In contrast, lawyers appearing before the judge rarely fared as well. An imposing figure with large bushy eyebrows, Hand dominated the bench, once even causing a law student to faint during a practice argument.

But Hand was at his best in his extensive judicial writings, speeches, and vast private correspondence with the leading legal and political figures of his era. Gunther, too, excels at culling the best from this fascinating historical record.

Speaking at a graduation ceremony during the Roaring '20s, Hand stirred controversy by appearing to encourage youthful rebellion: "Our dangers . . . are not from the outrageous but from the conforming; not from those who . . . shock us with unaccustomed conduct, but from those . . . who take their virtues and their tastes, like their shirts and their furniture, from the limited patterns which the market offers."

A skeptic, above all else

While he spoke out against McCarthyism in the 1950s, Hand was, above all else, a skeptic who was "never too sure he was right" and greatly valued the ability to understand the weakness of one's own position. Liberty, he wrote, "is secure only (in) that sense of fair play, of give and take, of the uncertainty of human hypotheses, of how changeable and passing are our surest convictions."

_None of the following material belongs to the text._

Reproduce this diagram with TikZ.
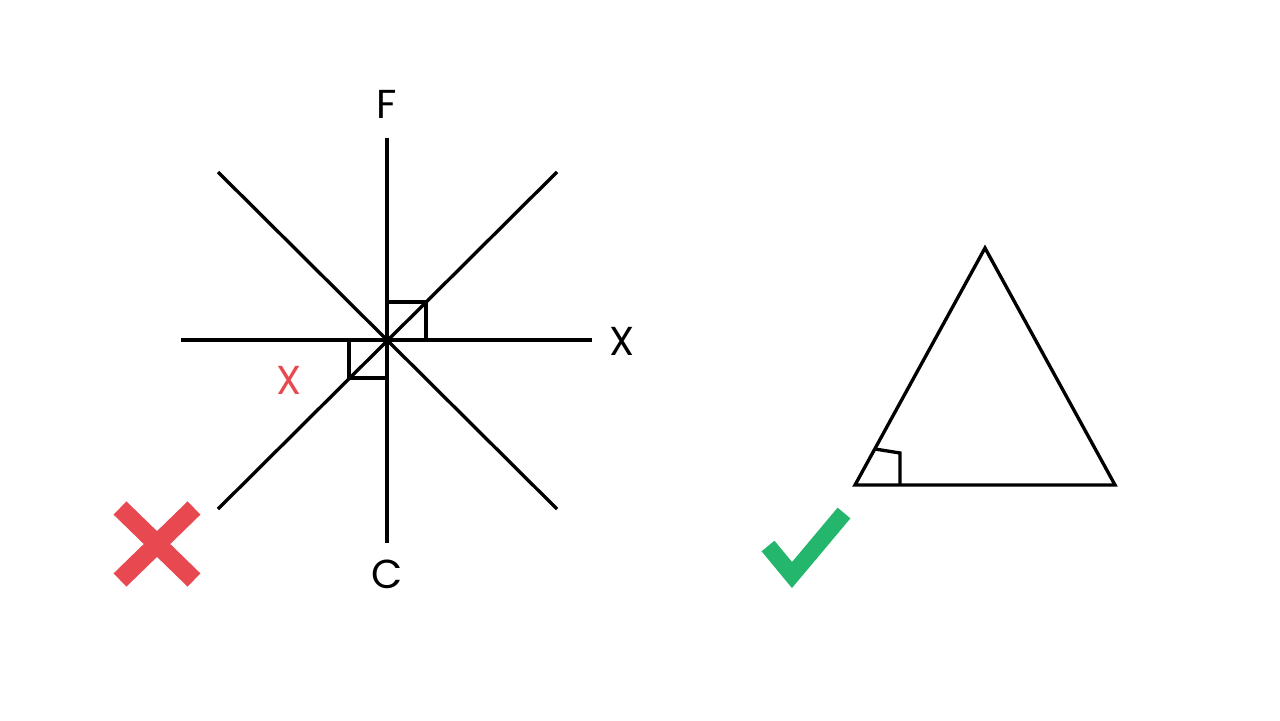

Hand always insisted that he was never disappointed by his failure to be elevated to the Supreme Court. Yet his private correspondence with his wife tells a different tale - a point that Gunther admits startled him to discover. But even from the court of appeals, Learned Hand set a standard so high that few, on or off the Supreme Court, can come close to matching his influence.

By anyone's reckoning, Learned Hand has a place among the small handful of judges - including Holmes, Brandeis, and Cardozo - who can rightfully be ranked as the truly great American jurists of the century. Gunther's superb and heartfelt biography is an outstanding tribute to a towering figure in American law.